By making these factors explicit, the pension contributions tax relief calculator becomes a decision making engine for both employees and employers. HR teams can integrate the tool into onboarding or financial wellbeing programmes to boost engagement.

Further Reading and Official References

Consult the HMRC pension tax relief overview at Gov.uk for comprehensive procedural guidance, including how to claim additional relief through self assessment. The Office for National Statistics maintains detailed pension participation data at ONS.gov.uk, which can help benchmark your savings rate against national averages. Combining these sources with the calculator ensures you maintain compliance while maximising benefits.
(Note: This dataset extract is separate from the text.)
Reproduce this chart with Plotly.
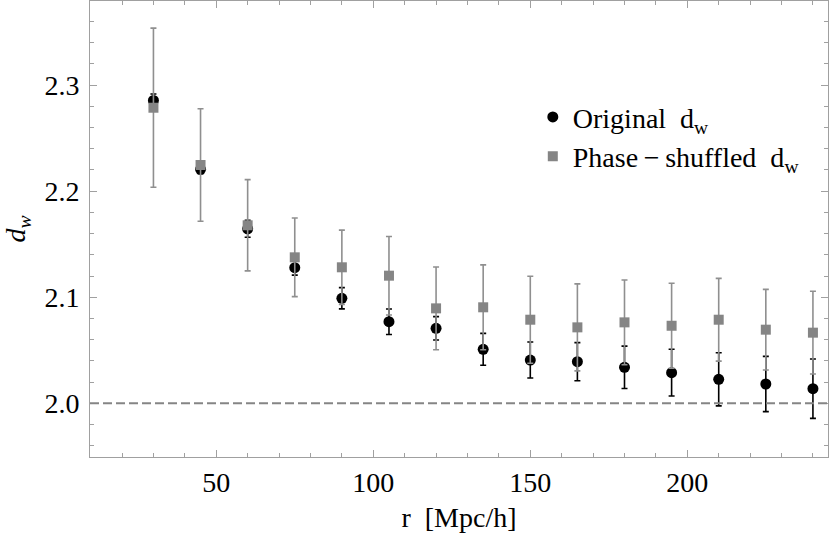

Ultimately, the calculator supports a proactive approach to retirement planning. By making tax relief tangible, it encourages higher savings rates, reduces behavioural inertia, and aligns individual decisions with public policy incentives designed to promote financial resilience in later life. Revisit the tool whenever your salary changes, when employers revise their pension policies, or after significant market movements. Frequent recalibration keeps your strategy aligned with goals and ensures you capture every pound of available tax relief.